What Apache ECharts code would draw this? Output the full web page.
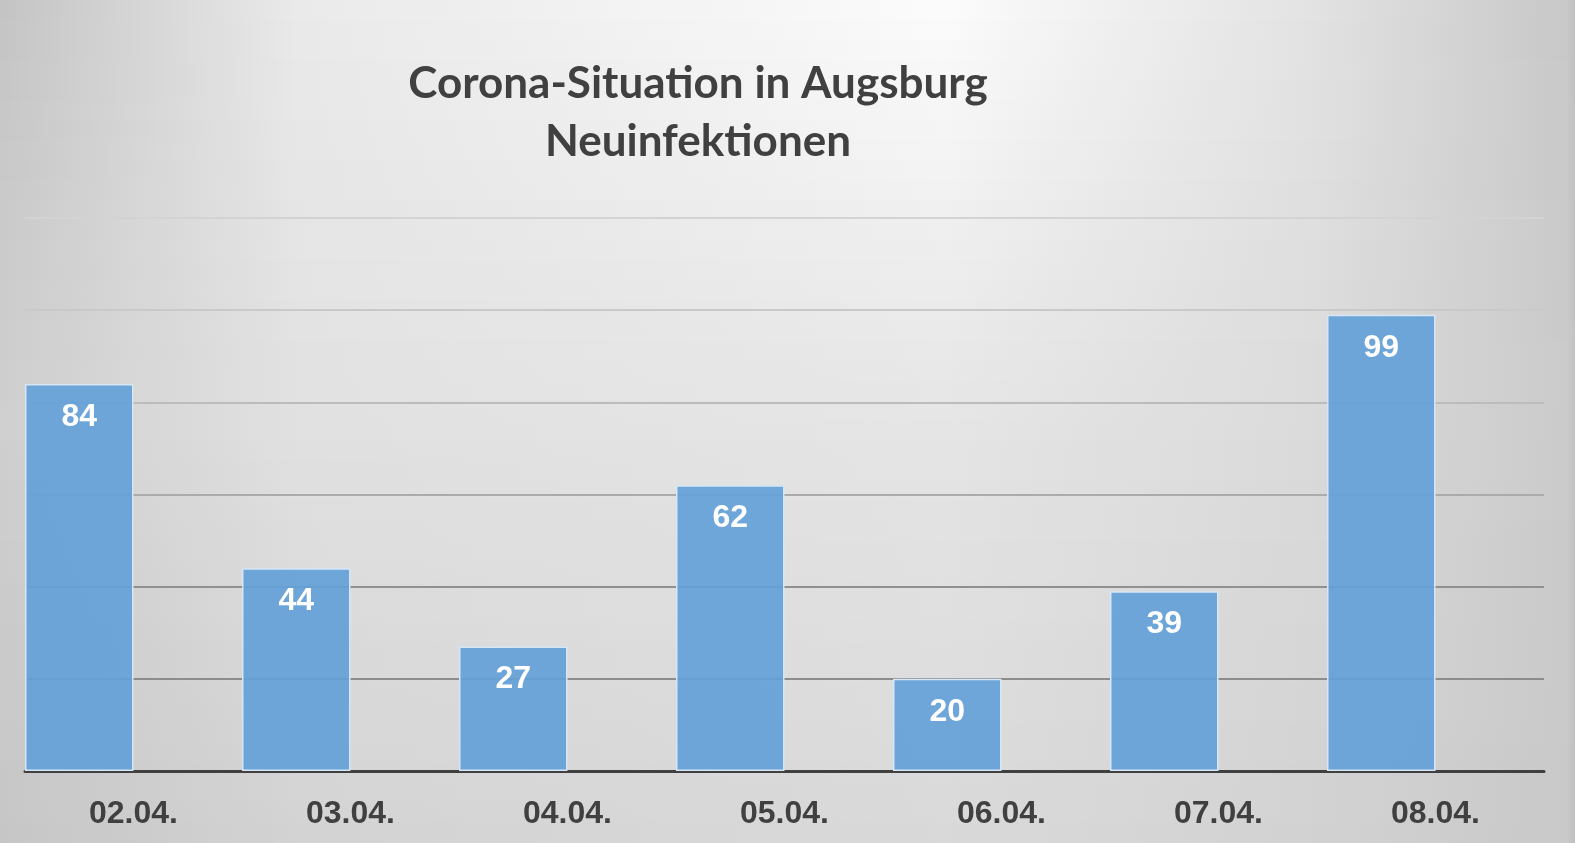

* * *

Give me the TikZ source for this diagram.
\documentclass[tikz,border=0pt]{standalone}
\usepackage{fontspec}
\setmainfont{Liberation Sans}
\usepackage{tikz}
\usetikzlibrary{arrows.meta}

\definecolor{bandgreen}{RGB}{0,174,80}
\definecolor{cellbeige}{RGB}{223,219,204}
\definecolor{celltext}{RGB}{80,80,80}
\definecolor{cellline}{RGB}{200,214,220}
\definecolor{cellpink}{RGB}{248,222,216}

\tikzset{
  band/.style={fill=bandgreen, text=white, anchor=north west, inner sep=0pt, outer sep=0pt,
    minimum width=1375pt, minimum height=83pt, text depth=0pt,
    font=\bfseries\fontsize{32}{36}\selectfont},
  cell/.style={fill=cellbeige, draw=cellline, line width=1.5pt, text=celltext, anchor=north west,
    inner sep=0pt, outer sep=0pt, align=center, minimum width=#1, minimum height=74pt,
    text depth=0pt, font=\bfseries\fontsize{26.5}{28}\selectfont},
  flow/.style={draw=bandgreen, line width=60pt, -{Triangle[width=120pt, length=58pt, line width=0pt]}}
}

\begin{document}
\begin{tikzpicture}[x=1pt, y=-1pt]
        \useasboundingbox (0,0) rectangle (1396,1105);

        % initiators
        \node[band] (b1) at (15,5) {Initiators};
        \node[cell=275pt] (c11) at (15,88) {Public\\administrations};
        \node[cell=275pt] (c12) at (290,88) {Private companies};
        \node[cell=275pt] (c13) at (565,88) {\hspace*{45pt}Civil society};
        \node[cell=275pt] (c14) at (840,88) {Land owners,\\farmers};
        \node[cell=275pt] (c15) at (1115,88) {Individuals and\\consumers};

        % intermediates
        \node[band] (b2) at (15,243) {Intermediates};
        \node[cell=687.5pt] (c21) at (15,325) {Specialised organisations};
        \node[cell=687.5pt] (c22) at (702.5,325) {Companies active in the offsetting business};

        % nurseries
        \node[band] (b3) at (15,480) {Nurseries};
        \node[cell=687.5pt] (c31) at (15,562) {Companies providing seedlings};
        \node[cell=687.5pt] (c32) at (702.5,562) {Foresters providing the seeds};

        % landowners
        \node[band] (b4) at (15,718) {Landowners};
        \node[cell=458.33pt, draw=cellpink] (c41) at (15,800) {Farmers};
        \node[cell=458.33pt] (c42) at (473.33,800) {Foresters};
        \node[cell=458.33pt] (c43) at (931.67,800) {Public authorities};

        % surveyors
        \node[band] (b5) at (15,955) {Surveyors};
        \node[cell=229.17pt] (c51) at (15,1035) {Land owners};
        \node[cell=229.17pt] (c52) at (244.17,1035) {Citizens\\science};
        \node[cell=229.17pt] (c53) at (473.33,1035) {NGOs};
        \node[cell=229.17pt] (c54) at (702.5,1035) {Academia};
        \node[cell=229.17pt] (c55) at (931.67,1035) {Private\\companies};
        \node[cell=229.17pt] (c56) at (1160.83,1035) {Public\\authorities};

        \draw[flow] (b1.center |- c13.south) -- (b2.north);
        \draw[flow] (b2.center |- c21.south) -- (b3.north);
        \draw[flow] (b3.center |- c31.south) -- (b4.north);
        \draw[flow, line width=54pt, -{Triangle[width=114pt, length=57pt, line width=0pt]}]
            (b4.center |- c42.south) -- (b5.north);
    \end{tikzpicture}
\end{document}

* * *

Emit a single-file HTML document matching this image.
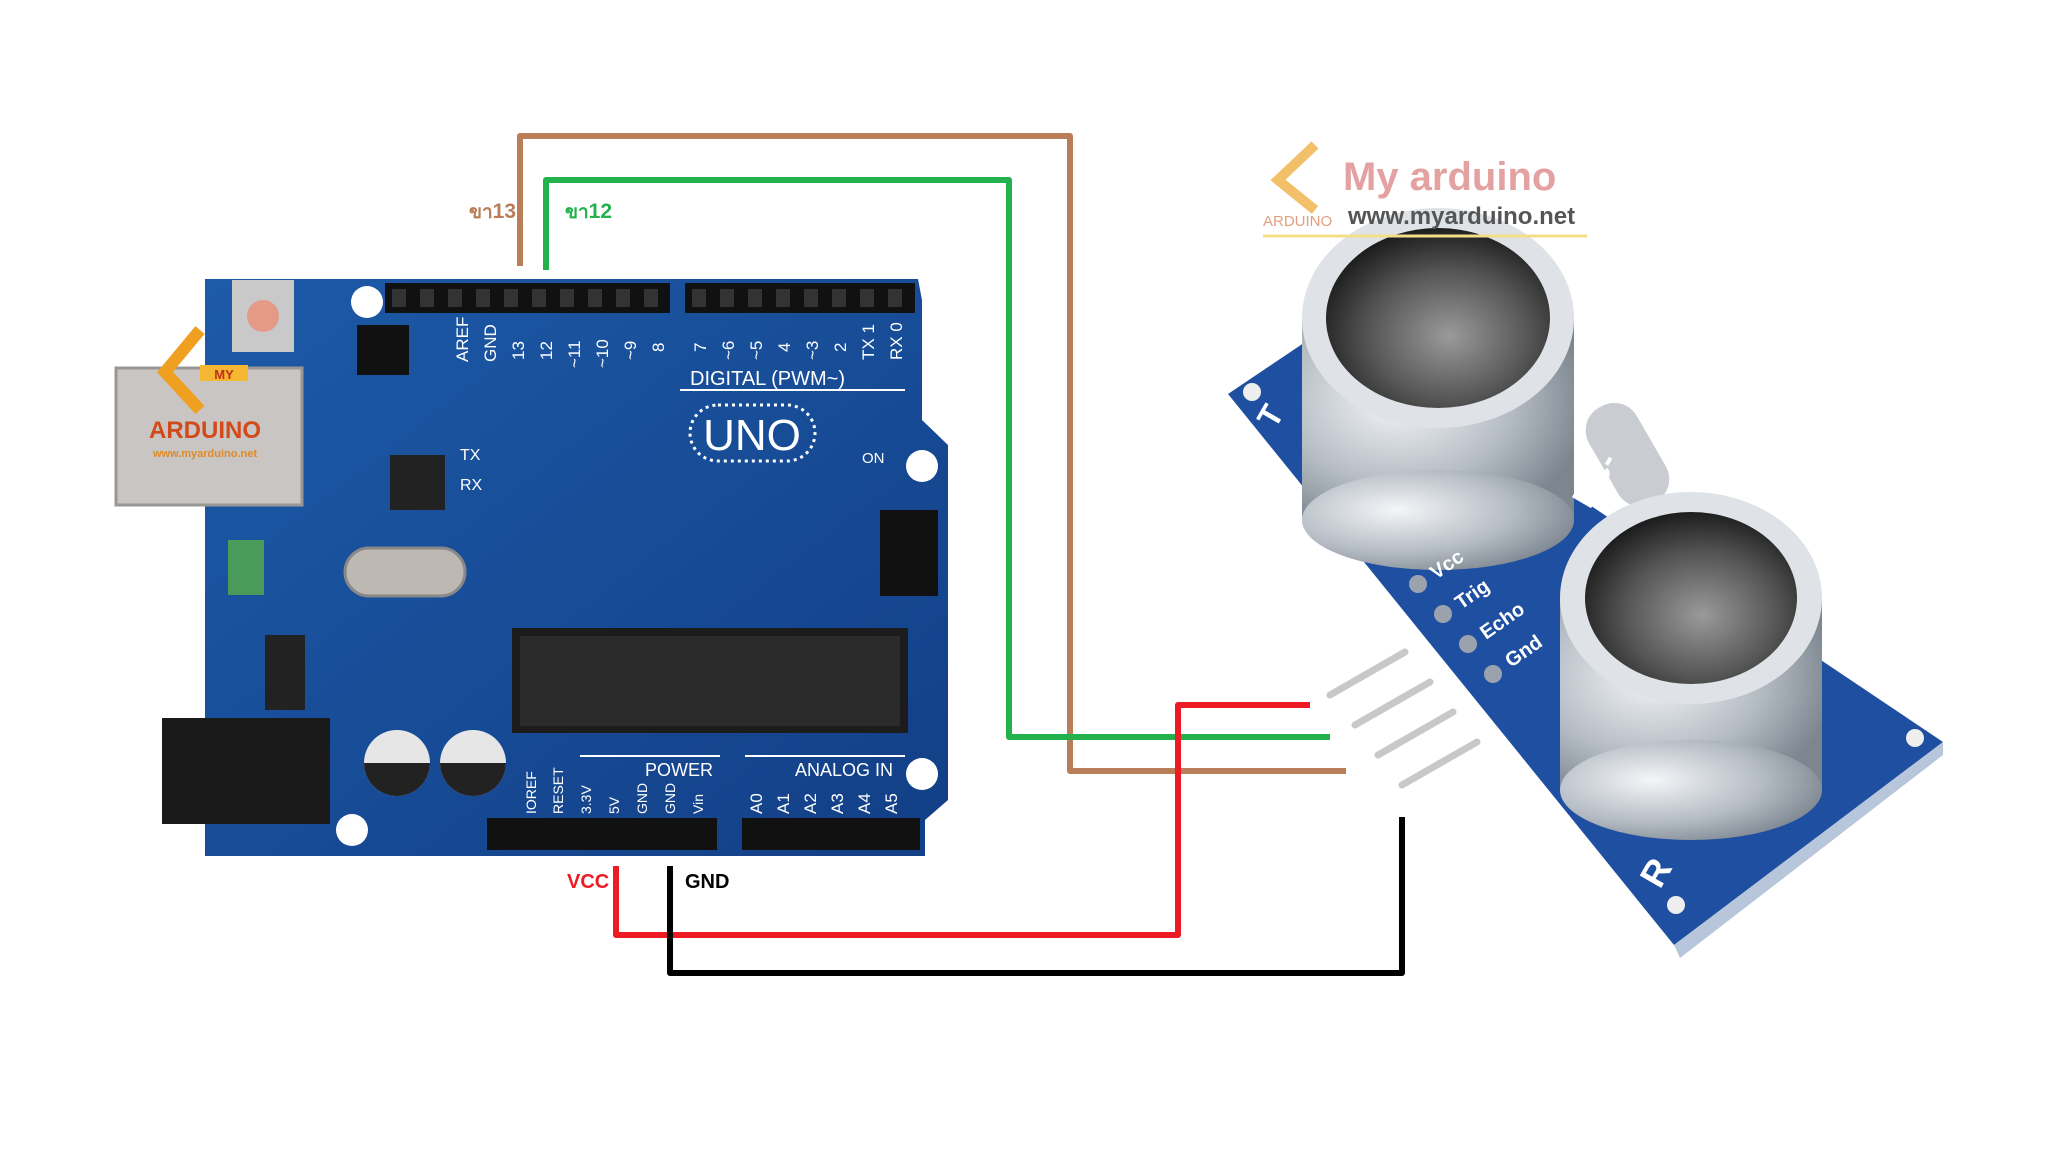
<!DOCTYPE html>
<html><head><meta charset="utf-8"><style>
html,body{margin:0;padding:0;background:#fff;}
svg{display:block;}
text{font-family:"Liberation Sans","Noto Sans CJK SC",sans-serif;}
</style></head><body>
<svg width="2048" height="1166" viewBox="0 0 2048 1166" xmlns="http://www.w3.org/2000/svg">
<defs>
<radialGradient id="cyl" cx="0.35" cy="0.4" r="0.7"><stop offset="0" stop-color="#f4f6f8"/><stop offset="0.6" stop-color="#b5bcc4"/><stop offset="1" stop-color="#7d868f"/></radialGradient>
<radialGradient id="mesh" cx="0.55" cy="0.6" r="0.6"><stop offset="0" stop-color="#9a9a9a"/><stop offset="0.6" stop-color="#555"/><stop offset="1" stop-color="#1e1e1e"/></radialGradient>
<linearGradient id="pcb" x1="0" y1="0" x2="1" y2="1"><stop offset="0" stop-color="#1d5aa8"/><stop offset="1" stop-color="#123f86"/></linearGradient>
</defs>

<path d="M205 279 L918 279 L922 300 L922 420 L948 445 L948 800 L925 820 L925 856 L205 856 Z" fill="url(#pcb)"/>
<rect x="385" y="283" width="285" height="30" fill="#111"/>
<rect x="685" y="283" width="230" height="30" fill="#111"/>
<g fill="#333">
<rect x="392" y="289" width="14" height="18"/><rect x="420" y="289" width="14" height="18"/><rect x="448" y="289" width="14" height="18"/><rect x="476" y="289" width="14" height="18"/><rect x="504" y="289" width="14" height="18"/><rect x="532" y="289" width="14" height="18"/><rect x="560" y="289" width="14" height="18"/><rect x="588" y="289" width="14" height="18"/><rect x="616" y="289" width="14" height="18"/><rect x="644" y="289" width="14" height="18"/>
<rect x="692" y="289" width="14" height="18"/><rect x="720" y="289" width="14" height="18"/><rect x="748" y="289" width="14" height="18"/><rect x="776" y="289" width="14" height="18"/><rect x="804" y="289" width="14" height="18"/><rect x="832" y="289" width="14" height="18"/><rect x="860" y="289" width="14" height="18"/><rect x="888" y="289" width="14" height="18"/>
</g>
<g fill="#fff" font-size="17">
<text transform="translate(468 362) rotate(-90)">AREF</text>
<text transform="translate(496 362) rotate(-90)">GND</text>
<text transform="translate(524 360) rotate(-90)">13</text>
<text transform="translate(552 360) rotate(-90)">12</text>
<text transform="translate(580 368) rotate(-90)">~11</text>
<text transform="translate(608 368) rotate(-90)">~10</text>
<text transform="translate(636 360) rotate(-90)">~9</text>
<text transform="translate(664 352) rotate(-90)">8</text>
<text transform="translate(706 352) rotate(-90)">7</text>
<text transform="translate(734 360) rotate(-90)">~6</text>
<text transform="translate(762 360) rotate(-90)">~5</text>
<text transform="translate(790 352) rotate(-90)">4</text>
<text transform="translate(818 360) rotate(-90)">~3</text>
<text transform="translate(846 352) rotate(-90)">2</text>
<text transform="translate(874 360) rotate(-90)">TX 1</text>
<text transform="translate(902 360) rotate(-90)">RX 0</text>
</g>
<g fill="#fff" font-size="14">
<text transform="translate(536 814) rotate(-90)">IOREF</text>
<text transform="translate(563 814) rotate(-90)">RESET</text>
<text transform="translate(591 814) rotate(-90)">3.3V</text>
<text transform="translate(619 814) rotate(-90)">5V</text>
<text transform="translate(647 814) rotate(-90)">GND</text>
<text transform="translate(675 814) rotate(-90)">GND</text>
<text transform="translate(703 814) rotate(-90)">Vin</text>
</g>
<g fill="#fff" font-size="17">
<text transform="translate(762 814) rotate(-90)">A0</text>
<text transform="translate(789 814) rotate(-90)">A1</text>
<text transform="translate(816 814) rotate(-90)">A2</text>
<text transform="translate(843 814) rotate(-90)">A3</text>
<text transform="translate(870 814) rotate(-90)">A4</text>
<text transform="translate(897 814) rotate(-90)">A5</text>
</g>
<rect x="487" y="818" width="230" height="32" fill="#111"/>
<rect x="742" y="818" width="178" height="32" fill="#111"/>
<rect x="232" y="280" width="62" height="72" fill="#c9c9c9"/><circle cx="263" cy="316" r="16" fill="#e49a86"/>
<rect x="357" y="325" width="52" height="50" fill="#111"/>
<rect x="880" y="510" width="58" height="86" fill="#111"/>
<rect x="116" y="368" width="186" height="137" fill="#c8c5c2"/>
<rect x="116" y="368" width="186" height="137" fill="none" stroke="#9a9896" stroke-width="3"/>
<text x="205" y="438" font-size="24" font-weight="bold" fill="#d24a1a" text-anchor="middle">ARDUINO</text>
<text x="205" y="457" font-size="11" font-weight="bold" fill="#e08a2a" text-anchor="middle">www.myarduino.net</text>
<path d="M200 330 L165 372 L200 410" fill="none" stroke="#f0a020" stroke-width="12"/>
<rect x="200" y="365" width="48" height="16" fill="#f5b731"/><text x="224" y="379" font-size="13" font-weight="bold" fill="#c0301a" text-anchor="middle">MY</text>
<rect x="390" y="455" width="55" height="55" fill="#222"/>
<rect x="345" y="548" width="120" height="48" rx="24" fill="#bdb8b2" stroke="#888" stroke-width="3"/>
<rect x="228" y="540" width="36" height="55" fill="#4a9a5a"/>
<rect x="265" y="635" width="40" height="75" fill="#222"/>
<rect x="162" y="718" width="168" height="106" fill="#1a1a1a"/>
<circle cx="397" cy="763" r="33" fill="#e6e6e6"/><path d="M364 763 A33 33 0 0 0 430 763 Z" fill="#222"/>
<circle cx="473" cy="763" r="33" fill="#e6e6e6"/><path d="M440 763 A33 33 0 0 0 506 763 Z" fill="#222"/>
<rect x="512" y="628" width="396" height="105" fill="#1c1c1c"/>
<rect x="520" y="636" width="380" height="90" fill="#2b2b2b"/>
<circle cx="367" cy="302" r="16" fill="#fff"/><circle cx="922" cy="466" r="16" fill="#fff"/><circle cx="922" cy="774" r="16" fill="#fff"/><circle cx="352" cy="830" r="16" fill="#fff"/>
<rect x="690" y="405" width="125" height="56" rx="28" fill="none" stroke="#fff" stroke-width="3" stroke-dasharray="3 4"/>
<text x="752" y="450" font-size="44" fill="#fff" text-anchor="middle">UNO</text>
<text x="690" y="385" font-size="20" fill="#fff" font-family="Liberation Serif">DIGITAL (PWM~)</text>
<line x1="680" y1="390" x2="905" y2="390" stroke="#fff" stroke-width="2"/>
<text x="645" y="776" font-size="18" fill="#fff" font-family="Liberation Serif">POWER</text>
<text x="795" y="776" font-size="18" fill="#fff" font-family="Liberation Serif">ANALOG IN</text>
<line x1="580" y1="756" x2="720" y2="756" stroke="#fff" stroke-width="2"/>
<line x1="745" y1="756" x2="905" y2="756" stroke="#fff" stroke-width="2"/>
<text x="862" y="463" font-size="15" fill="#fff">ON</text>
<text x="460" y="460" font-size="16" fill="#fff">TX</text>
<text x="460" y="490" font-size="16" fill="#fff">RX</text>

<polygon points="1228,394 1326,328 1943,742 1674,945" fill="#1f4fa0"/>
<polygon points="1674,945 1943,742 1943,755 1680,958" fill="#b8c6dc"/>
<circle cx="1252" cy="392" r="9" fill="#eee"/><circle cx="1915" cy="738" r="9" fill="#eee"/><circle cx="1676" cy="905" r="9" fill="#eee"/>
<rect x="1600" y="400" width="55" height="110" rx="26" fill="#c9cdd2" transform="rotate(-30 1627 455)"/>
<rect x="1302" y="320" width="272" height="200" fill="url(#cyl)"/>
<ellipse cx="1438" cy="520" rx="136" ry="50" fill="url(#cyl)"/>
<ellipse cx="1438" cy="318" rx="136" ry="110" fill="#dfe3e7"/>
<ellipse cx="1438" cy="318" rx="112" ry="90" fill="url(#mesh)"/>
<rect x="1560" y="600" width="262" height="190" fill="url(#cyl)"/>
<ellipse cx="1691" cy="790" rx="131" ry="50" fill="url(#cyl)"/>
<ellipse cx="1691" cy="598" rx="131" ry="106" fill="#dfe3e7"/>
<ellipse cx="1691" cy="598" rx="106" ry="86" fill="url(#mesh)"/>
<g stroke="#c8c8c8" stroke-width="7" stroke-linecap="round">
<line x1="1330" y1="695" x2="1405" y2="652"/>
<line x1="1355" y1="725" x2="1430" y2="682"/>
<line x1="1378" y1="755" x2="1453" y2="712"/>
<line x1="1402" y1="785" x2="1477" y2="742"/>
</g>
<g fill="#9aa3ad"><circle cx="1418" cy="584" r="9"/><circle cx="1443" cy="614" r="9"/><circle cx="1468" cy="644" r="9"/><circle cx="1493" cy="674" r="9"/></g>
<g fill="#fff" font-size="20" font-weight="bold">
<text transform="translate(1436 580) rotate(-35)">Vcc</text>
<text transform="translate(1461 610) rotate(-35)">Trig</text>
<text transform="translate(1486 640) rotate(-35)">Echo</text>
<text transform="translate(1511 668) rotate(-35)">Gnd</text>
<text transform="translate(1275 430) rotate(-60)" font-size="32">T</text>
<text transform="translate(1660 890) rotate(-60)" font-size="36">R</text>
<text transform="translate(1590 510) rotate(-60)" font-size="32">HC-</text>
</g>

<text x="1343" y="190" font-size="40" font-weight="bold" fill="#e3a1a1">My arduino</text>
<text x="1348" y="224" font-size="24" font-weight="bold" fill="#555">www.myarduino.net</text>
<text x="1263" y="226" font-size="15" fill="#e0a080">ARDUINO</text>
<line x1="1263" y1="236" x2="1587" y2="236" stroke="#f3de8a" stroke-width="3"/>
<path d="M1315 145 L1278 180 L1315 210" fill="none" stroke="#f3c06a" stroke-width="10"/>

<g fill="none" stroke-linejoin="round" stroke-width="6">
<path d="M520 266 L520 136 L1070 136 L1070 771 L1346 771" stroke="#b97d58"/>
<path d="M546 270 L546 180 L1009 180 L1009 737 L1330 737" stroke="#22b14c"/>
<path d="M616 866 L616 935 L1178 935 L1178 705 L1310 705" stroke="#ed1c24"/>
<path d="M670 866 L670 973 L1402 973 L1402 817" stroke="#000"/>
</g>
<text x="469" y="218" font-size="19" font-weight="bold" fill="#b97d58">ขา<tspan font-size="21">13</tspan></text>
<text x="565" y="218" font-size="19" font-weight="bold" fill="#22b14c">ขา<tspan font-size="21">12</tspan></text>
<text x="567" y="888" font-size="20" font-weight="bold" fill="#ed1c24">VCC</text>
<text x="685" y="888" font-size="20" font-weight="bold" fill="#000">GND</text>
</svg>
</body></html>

**Prompt**
Looking at the records above, count the lines where the word "this" appears. State only the number.

**Response below**
3